- _Material to process_

↓↓↓

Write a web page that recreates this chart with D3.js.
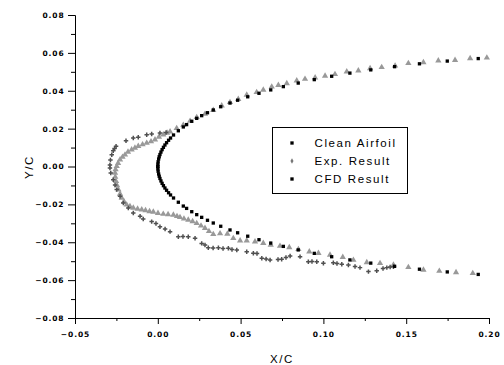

↑↑↑
↓↓↓

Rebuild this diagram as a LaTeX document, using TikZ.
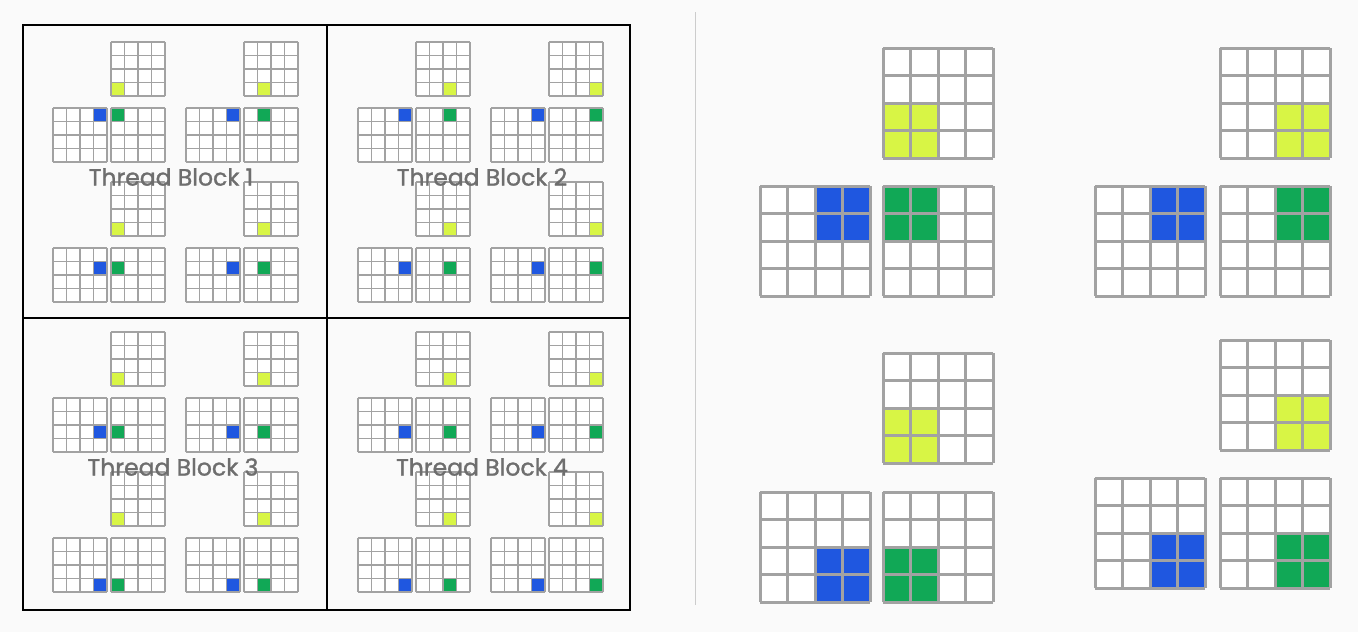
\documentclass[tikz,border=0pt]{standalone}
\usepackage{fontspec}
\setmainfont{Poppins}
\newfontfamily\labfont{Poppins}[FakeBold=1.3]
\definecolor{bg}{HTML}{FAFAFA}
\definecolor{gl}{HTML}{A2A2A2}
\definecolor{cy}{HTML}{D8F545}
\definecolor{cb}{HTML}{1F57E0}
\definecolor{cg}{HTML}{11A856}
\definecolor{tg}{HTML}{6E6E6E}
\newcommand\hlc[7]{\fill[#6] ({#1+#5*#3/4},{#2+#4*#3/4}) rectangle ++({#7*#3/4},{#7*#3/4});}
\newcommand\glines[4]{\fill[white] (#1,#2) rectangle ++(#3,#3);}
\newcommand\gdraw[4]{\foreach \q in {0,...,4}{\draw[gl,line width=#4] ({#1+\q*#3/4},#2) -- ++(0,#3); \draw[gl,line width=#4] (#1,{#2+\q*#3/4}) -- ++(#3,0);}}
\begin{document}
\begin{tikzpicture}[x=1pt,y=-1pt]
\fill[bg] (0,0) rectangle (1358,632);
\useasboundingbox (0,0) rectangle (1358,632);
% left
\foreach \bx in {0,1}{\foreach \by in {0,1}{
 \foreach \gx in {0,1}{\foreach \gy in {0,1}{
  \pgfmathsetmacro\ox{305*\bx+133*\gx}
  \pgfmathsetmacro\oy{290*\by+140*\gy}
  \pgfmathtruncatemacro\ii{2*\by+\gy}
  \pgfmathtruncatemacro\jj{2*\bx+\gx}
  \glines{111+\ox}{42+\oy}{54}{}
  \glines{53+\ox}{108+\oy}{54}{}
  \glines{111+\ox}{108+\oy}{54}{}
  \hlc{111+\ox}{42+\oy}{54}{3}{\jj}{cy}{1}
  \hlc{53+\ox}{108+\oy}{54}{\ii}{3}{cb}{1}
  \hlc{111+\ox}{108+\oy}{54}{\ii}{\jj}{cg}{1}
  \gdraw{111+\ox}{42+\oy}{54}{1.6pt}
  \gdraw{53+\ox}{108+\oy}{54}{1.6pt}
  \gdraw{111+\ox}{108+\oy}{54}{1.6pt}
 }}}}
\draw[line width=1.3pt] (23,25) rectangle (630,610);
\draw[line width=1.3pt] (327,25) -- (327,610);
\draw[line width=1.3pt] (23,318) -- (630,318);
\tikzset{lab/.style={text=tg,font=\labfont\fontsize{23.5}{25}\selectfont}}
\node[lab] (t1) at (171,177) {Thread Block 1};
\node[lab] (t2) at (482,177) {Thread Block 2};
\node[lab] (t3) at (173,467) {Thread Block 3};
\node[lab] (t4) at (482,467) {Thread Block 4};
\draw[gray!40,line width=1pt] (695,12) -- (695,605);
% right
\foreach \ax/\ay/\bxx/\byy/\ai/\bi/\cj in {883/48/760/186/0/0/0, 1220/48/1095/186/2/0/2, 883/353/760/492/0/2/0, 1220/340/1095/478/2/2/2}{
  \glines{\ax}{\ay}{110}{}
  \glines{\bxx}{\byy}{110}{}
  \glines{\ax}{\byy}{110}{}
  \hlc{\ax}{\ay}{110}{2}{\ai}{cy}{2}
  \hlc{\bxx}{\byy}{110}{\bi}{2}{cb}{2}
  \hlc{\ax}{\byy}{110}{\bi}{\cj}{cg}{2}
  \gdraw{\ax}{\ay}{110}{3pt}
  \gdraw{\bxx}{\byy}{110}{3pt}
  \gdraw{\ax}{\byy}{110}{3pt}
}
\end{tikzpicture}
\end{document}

↑↑↑
↓↓↓

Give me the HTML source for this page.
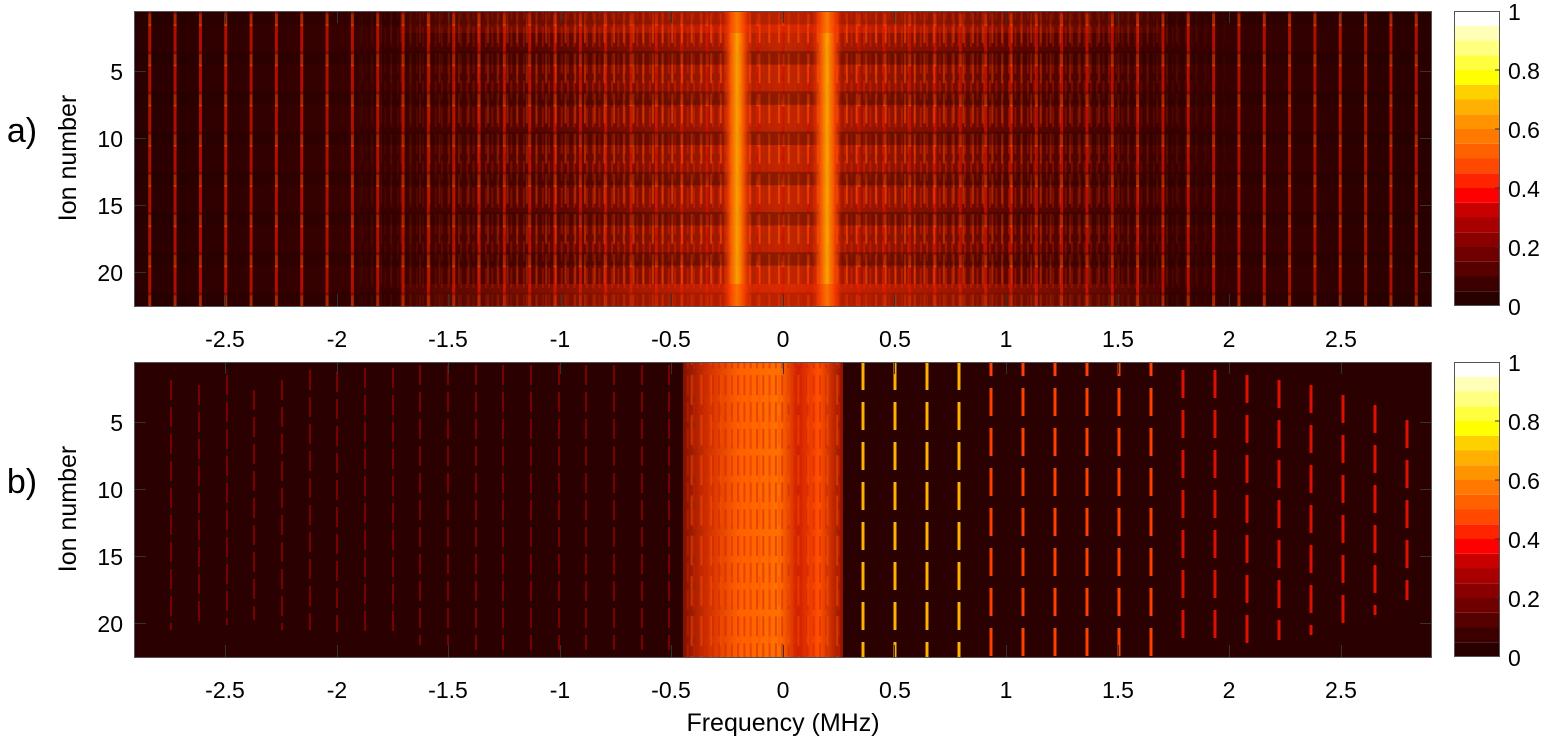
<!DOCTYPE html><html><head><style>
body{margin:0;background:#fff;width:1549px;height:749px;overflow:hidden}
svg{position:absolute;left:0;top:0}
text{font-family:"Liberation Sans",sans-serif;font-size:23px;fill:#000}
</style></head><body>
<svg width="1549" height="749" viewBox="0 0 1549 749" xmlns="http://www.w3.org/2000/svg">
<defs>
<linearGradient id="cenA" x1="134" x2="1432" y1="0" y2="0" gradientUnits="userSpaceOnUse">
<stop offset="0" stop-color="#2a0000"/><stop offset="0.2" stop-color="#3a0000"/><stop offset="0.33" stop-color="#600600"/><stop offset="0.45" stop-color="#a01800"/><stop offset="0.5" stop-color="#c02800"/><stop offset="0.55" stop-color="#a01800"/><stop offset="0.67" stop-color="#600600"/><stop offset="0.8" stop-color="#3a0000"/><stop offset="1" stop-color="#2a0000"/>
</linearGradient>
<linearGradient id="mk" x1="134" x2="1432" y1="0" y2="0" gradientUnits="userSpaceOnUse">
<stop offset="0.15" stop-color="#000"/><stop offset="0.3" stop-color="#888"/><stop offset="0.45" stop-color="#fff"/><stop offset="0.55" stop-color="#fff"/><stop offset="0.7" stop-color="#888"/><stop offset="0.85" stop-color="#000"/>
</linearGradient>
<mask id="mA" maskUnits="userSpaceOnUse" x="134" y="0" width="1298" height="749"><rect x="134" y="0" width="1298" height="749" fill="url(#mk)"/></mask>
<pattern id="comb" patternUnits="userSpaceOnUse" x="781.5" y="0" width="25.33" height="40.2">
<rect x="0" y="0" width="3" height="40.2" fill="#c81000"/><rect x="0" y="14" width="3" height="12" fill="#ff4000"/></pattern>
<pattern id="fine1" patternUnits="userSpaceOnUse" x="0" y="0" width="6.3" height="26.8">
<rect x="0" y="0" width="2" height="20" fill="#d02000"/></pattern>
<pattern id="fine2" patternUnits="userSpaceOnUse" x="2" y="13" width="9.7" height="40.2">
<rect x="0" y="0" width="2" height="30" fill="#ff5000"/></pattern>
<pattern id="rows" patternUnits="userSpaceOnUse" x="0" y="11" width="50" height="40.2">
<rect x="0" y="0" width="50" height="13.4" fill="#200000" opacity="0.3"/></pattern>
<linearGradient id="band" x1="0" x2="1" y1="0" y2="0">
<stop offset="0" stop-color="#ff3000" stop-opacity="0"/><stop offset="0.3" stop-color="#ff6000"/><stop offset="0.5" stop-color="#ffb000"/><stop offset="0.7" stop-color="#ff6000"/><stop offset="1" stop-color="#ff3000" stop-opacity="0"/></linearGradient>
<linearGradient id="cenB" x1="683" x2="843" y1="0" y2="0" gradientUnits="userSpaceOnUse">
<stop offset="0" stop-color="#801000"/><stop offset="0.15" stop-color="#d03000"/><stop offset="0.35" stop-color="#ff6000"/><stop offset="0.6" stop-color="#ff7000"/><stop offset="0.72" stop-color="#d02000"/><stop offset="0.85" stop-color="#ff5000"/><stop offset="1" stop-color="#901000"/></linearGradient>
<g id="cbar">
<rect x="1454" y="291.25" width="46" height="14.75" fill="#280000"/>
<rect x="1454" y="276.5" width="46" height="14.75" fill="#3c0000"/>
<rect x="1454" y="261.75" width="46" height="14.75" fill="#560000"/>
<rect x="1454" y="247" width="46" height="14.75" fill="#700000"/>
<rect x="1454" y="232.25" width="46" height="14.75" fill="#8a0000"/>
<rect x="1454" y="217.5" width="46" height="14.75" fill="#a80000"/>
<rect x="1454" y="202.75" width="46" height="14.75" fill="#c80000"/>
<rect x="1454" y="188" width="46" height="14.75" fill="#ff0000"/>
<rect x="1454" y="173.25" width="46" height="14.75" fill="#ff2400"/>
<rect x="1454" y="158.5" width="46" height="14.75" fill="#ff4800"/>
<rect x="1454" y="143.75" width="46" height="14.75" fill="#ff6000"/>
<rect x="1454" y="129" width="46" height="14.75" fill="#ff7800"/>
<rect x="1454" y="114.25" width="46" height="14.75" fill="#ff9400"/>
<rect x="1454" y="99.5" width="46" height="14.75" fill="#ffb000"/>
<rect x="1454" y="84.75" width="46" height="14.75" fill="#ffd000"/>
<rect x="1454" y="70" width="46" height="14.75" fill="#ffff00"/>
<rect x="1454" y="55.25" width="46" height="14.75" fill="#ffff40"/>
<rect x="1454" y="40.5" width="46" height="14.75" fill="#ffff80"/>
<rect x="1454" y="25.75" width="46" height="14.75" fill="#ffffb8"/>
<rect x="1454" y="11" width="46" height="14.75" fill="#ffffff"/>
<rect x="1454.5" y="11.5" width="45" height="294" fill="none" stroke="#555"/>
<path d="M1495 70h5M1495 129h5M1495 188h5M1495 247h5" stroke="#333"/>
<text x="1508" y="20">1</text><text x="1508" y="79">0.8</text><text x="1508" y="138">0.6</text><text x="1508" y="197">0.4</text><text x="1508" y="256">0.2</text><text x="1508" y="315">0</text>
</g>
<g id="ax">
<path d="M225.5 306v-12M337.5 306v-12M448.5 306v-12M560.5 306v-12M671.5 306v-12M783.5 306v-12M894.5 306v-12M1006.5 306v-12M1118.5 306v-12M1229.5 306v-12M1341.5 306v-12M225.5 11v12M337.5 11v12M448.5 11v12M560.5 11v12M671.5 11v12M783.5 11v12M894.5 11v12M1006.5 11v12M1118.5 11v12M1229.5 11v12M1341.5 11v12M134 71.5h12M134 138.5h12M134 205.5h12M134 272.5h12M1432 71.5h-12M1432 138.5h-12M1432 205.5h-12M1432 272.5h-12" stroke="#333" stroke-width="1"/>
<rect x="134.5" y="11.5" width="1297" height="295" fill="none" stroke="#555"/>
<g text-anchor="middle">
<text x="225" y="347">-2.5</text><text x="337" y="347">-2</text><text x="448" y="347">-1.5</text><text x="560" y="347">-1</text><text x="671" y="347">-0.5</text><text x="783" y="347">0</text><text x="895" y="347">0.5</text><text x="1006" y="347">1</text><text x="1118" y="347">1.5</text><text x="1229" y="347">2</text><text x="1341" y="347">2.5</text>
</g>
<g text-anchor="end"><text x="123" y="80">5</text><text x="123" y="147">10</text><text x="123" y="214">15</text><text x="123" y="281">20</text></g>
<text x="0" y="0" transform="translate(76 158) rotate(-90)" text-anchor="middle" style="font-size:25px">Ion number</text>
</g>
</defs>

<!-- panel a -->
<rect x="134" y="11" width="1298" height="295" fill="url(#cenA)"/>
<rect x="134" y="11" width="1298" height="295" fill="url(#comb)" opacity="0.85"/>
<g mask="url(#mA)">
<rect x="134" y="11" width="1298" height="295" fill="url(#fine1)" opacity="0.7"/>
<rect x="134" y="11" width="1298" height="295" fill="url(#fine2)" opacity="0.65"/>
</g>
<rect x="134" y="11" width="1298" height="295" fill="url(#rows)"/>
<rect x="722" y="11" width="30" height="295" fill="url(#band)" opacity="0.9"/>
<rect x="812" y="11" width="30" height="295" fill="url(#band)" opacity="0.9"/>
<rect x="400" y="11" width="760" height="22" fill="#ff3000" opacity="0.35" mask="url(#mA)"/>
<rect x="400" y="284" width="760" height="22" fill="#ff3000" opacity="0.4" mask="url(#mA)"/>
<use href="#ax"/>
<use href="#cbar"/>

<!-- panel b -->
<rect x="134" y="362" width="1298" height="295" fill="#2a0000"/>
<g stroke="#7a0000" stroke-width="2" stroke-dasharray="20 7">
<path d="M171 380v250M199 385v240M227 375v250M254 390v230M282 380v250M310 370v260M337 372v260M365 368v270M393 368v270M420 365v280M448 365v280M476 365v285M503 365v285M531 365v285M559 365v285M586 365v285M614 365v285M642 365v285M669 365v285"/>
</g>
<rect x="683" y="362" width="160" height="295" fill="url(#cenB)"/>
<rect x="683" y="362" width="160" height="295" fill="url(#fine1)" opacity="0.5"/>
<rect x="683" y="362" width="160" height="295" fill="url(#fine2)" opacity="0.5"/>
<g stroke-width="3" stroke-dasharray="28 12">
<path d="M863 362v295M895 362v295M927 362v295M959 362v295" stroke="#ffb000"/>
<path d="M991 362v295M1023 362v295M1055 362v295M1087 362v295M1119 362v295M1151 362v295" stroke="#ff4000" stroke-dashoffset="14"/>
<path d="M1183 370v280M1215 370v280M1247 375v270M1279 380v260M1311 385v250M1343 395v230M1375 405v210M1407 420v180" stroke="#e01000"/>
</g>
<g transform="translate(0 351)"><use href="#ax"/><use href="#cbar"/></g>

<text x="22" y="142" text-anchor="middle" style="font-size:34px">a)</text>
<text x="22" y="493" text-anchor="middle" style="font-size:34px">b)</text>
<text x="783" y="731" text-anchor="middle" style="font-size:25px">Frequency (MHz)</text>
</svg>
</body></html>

↑↑↑

Gather all lines from the listing above in which "this" occurs.

- _Reply to the exercise_
Write a web page that recreates this chart with D3.js.
Rebuild this diagram as a LaTeX document, using TikZ.
Give me the HTML source for this page.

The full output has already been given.